Thursday, 10 March 2022

Ely Trail discovered

I posted the Morning Prayer link to WhatsApp before 'Thought for the Day' this morning and then fell asleep listening to the news. Negotiations between Russia and Ukraine are getting nowhere. It's thought that Russia will try to break the stalemate by using chemical weapons as it did in Syria, and even heavier weapons. What more can western allies safely do to avoid all out war? Is it unavoidable, as long as Putin won't back down? The Russian people are being lied to and protest extinguished forcibly and the true situation covered with lies. Going to sleep during the news is getting to be a habit, perhaps because it's so hard to listen to. 

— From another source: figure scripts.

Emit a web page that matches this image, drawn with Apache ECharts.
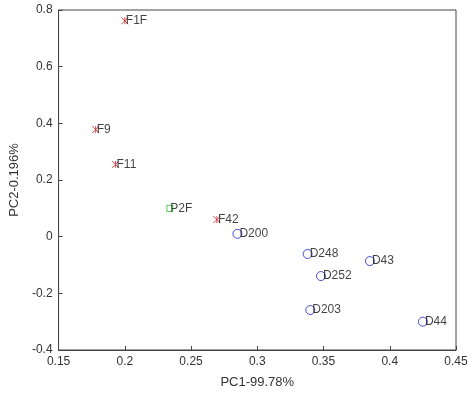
<!DOCTYPE html><html><head><meta charset="utf-8"><script src="https://cdn.jsdelivr.net/npm/echarts@6/dist/echarts.min.js"></script>
<style>body{margin:0;background:#fff}#c{width:474px;height:401px}</style></head><body><div id="c"></div><script>
const fNames=['F1F','F9','F11','F42'];
const fX=[0.200,0.178,0.193,0.2695];
const fY=[0.762,0.378,0.255,0.060];
const pNames=['P2F'];
const pX=[0.234];
const pY=[0.100];
const dNames=['D200','D248','D43','D252','D203','D44'];
const dX=[0.285,0.338,0.385,0.348,0.340,0.425];
const dY=[0.010,-0.061,-0.086,-0.139,-0.259,-0.300];
const xTicks=[0.15,0.2,0.25,0.3,0.35,0.4,0.45];
const yTicks=[-0.4,-0.2,0,0.2,0.4,0.6,0.8];
const mk=(n,x,y)=>n.map((s,i)=>({name:s,value:[x[i],y[i]]}));
const lab={show:true,position:'right',distance:-3,formatter:'{b}',color:'#111',fontSize:12,fontFamily:'Liberation Sans'};
const ax={axisLine:{onZero:false,lineStyle:{color:'#444'}},axisTick:{inside:true,length:4,lineStyle:{color:'#444'}},splitLine:{show:false},axisLabel:{color:'#333',fontSize:12,fontFamily:'Liberation Sans'},nameTextStyle:{color:'#333',fontSize:13,fontFamily:'Liberation Sans'}};
const chart=echarts.init(document.getElementById('c'));
chart.setOption({animation:false,
grid:{left:51,right:18,top:10,bottom:51,show:true,borderColor:'#444',borderWidth:1},
xAxis:Object.assign({},ax,{type:'value',min:0.15,max:0.45,interval:0.05,name:'PC1-99.78%',nameLocation:'middle',nameGap:26,axisLabel:Object.assign({},ax.axisLabel,{margin:6,formatter:v=>String(+v.toFixed(2))})}),
yAxis:Object.assign({},ax,{type:'value',min:-0.4,max:0.8,interval:0.2,name:'PC2-0.196%',nameLocation:'middle',nameGap:33,axisLabel:Object.assign({},ax.axisLabel,{margin:6,formatter:v=>String(+v.toFixed(1))})}),
series:[
{type:'scatter',data:mk(fNames,fX,fY),symbol:'path://M0,0L10,10M10,0L0,10M5,0L5,10',symbolSize:7,itemStyle:{color:'transparent',borderColor:'#d0202a',borderWidth:1},label:lab},
{type:'scatter',data:mk(pNames,pX,pY),symbol:'rect',symbolSize:6,itemStyle:{color:'transparent',borderColor:'#20c020',borderWidth:1},label:lab},
{type:'scatter',data:mk(dNames,dX,dY),symbol:'circle',symbolSize:9,itemStyle:{color:'transparent',borderColor:'#2020d0',borderWidth:1},label:lab}
]});
</script></body></html>
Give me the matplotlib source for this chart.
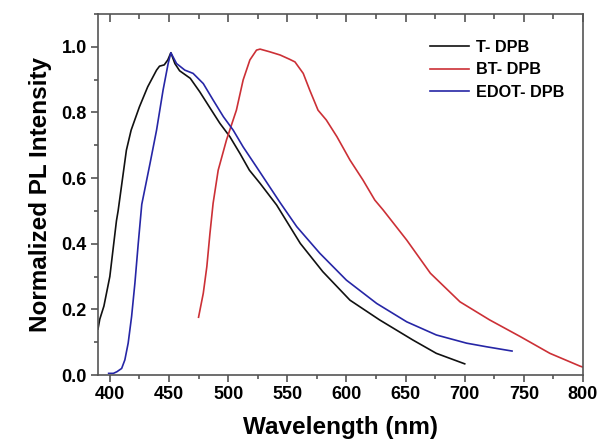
import numpy as np
import matplotlib
matplotlib.use('Agg')
import matplotlib.pyplot as plt
from matplotlib.ticker import MultipleLocator

##Data##
t_wl = [390, 391.5, 395, 400, 405.6, 407, 414, 418, 425, 432, 439.5, 442, 446, 449, 451.6, 455, 459,
        468, 476, 485, 493, 501.5, 510, 518, 527, 541, 561, 580, 603, 628, 656, 676, 700]
t_pl = [0.14, 0.17, 0.21, 0.30, 0.47, 0.50, 0.685, 0.746, 0.817, 0.878, 0.929, 0.941, 0.945, 0.96, 0.982,
        0.949, 0.927, 0.904, 0.863, 0.812, 0.767, 0.726, 0.675, 0.624, 0.584, 0.518, 0.401, 0.315, 0.228,
        0.168, 0.107, 0.066, 0.034]

bt_wl = [475, 479, 482, 484.6, 487.3, 491.6, 498.6, 507, 512.7, 518.4, 524, 527, 535, 544, 552, 556.5,
         563.5, 569, 576, 583, 592, 603, 614, 624, 631, 651, 671, 696, 721, 747, 772, 797.5, 800]
bt_pl = [0.176, 0.249, 0.33, 0.43, 0.523, 0.624, 0.716, 0.807, 0.899, 0.96, 0.99, 0.993, 0.985, 0.975,
         0.962, 0.954, 0.919, 0.868, 0.807, 0.777, 0.726, 0.655, 0.594, 0.533, 0.503, 0.411, 0.31, 0.223,
         0.168, 0.117, 0.066, 0.027, 0.024]

edot_wl = [399, 403, 406, 410, 412.7, 415.5, 418.4, 421.2, 424, 427, 434, 439.5, 445, 449.3, 451.6, 456.4,
           463.4, 470.4, 479, 487.3, 496, 504.3, 512.7, 524, 535, 544, 558, 577.5, 600, 625.6, 651, 676,
           701.6, 718.5, 740]
edot_pl = [0.005, 0.005, 0.01, 0.02, 0.046, 0.097, 0.178, 0.28, 0.40, 0.52, 0.645, 0.746, 0.868, 0.949,
           0.982, 0.949, 0.929, 0.919, 0.888, 0.838, 0.787, 0.746, 0.695, 0.634, 0.574, 0.525, 0.452, 0.371,
           0.289, 0.218, 0.162, 0.122, 0.097, 0.086, 0.073]

labels = ['T- DPB', 'BT- DPB', 'EDOT- DPB']
colors = ['#111111', '#cc3036', '#2626a6']

plt.rcParams['font.family'] = ['Liberation Sans', 'DejaVu Sans']
plt.rcParams['font.weight'] = 'bold'

fig = plt.figure(figsize=(5.98, 4.41), dpi=100)
ax = fig.add_axes([98/598, 66/441, 485/598, 361/441])

ax.plot(t_wl, t_pl, color=colors[0], lw=1.2, label=labels[0])
ax.plot(bt_wl, bt_pl, color=colors[1], lw=1.2, label=labels[1])
ax.plot(edot_wl, edot_pl, color=colors[2], lw=1.2, label=labels[2])

ax.set_xlim(390, 800)
ax.set_ylim(0, 1.1)
ax.xaxis.set_major_locator(MultipleLocator(50))
ax.xaxis.set_minor_locator(MultipleLocator(25))
ax.yaxis.set_major_locator(MultipleLocator(0.2))
ax.yaxis.set_minor_locator(MultipleLocator(0.1))
ax.yaxis.set_major_formatter(plt.FormatStrFormatter('%.1f'))

#spines are dark grey
for s in ax.spines.values():
    s.set_color('#555555')
    s.set_linewidth(1.2)

ax.tick_params(which='both', direction='out', color='#555555', width=1.2, labelsize=13, pad=3)
ax.tick_params(which='major', length=5)
ax.tick_params(which='minor', length=3)
#top ticks point inward, so draw them with a secondary axis
sec = ax.secondary_xaxis('top')
sec.xaxis.set_major_locator(MultipleLocator(50))
sec.xaxis.set_minor_locator(MultipleLocator(25))
sec.tick_params(which='both', direction='in', color='#555555', width=1.2, labeltop=False)
sec.tick_params(which='major', length=6)
sec.tick_params(which='minor', length=3.5)
sec.spines['top'].set_visible(False)
ax.tick_params(axis='x', which='both', top=False)

ax.set_xlabel('Wavelength (nm)', fontsize=17.5, fontweight='bold', labelpad=9)
ax.set_ylabel('Normalized PL Intensity', fontsize=17.5, fontweight='bold', labelpad=7)

ax.legend(loc='upper left', bbox_to_anchor=(430/598, 1 - 40/441), bbox_transform=fig.transFigure,
          frameon=False, fontsize=11.7, handlelength=2.4, handletextpad=0.4, labelspacing=0.45,
          borderpad=0, borderaxespad=0)

fig.savefig('out.png', dpi=100)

After breakfast I joined ten others at St John's for the Eucharist plus a cuppa and a chat afterwards. While Clare cooked our favourite fish pie dish for lunch, I worked on next week's Morning Prayer upload, and completed it after we'd eaten. Then I went for a walk to Sanitorium Park, somewhere I've not explored before, but I learned from another walker some time ago that a footpath starts there that runs alongside the river Ely.

Finding the way into the park wasn't easy as there were no signposts to it from the main road. Google Maps directions were unclear to the point of being misleading. To find the entrance gates it was necessary to go to the far end of a newish housing estate. There's a circular children's playground inside a large circle of grass fringed with trees. Beyond the trees, the river Ely and the woodland of the Leckwith escarpment. 

I walked down to the river and followed the footpath down to the bottom of Leckwith Hill, then headed for home alone the road that connects the Leckwith trading estate with Canton. Beneath the concrete flyover bridge dating from 1935 that takes the Leckwith hill road over the river, there's a narrow stone bridge crossing the Ely dating back to 1536. Although a grade two listed building, it needs repair. Some parapet stones have suffered damage from vehicles crossing over to reach small industrial buildings on the west bank. The juxtaposition of these two bridges built four centuries apart reminded me of similar sites I seen in in Spain, ancient stone bridges of similar design overshadowed by concrete ones dating from the thirties. It's the crossing place itself which has an even longer history. 

Clare went out to RWCMD for a Welsh language play. There wasn't much of interest to watch on telly, so I found a rather quirky German crimmie series called '23 Murders' to watch on More Four.